# Find order of consistency, stability function and stability interval of Runge-Kutta method

We have the following Runge-Kutta method : $$k_1=f(t_j, y_j)$$ $$k_2=f(t_j+ \frac{2}{3}h, y_j+ \frac{2}{3}hk_1)$$ $$y_{j+1}=y_j+ \frac{h}{4}(k_1+3k_2)$$

1. Find its Butcher Tableau
2. Its order of consistency and convergence
3. Its stability function and interval

1. The Butcher Tableau is $$\renewcommand\arraystretch{1.2} \begin{array} {c|cccc} 0\\ \frac{2}{3} & \frac{2}{3}\\ \hline & \frac{1}{4} &\frac{3}{4} \end{array}$$
2. Similar to Find order of consistency of IVP with Butcher Tableau and Find $\alpha$ such that $y_{j+1}=y_j+\frac{h}{2 \alpha}k_1 + h(1- \frac{1}{2 \alpha})k_2$ has order of consistency 2

Let $$\Phi(h) = \frac{1}{4}f(y(t_j)) + \frac{3}{4}f(y(t_j) + \frac{2}{3}hf(y(t_j)))$$ Let $$M := f(y(t_j) + \frac{2}{3}hf(y(t_j)))$$ Then $$\dot{\Phi}(h)= \frac{2}{3}\frac{3}{4}f \dot{M}$$ and $$\ddot{\Phi}(h)= \frac{1}{3}f^2 \ddot{M}$$

Let $$\dot{y}(t) = f(t, y(t))$$ then $$\ddot{y}(t) = \frac{df}{dy}(y(t))f(y(t))$$ and $$\dddot{y}(t) = \frac{d^2f}{dy^2}(y(t))f(y(t))^2 + (\frac{df}{dy}(y(t)))^2f(y(t))$$.

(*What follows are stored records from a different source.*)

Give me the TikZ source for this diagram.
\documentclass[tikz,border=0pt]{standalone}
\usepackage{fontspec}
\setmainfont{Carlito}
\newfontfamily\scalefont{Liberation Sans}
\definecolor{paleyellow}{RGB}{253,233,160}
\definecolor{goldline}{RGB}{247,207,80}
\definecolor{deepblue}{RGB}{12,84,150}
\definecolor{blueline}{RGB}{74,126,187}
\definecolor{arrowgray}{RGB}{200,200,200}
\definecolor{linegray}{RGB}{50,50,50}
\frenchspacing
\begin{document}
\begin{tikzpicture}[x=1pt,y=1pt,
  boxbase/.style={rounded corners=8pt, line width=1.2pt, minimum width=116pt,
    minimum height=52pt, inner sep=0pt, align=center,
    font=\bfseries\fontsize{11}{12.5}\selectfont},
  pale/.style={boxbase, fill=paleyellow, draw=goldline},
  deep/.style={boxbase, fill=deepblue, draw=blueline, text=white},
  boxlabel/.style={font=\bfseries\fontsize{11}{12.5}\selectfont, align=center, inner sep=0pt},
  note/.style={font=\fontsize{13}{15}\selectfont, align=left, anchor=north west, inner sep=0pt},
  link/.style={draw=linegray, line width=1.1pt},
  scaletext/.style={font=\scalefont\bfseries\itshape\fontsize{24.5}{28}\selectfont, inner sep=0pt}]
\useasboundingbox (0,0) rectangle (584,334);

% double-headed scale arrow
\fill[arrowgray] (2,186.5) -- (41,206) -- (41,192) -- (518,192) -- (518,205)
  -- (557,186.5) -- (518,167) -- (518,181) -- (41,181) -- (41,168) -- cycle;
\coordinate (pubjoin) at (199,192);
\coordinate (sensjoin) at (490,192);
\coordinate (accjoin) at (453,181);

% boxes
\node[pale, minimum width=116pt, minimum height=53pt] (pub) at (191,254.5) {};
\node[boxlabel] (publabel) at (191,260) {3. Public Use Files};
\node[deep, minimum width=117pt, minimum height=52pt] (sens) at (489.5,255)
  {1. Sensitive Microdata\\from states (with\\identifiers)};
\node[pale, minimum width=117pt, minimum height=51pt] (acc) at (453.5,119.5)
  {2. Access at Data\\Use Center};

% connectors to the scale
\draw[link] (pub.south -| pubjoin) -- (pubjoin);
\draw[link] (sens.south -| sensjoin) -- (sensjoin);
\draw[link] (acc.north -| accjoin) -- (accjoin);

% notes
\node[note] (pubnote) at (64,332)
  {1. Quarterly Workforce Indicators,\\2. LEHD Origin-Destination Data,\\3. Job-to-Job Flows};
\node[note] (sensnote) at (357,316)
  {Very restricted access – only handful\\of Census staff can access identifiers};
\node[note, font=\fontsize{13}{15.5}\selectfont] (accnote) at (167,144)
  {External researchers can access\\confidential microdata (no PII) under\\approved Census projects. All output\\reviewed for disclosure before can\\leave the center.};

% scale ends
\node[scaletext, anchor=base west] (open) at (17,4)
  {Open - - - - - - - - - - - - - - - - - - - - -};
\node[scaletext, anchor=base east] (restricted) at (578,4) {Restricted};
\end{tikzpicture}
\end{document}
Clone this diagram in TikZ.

We see that $$\dot{y}(t_j) = \Phi(0)$$ and $$\ddot{y}(t_j) = 2\dot{\Phi}(0)$$ but $$\dddot{y}(t_j) \neq 3\ddot{\Phi}(0)$$ so the order of consistency $$p=2$$ and thus the order of convergence is also $$2$$.

3. $$k_1=f(t_j, y_j)= \lambda y_j$$ $$k_2=f(t_j+ \frac{2}{3}h, y_j+ \frac{2}{3}hk_1)= \lambda (y_j + \frac{2}{3}hk_1 ) = \lambda (y_j + \frac{2}{3}h \lambda y_j )$$

$$y_{j+1}=y_j+ \frac{h}{4}(k_1+3k_2) =y_j+ \frac{h}{4}((\lambda y_j) + 3 (\lambda (y_j + \frac{2}{3}h \lambda y_j ))) = y_j(1 + h\lambda + \frac{1}{2}h^2 \lambda^2) = y_j(1 + z + \frac{1}{2}z^2)$$ (We let $$z := h \lambda$$)
The stability function is thus $$g(z)= 1 + z + \frac{1}{2}z^2$$
For the stablity interval: $$|g(z)| < 1$$, that is $$z + \frac{1}{2}z^2 < 0$$ or $$z(2 + z) < 0$$ so $$-2 < z < 0$$ is the interval of stability.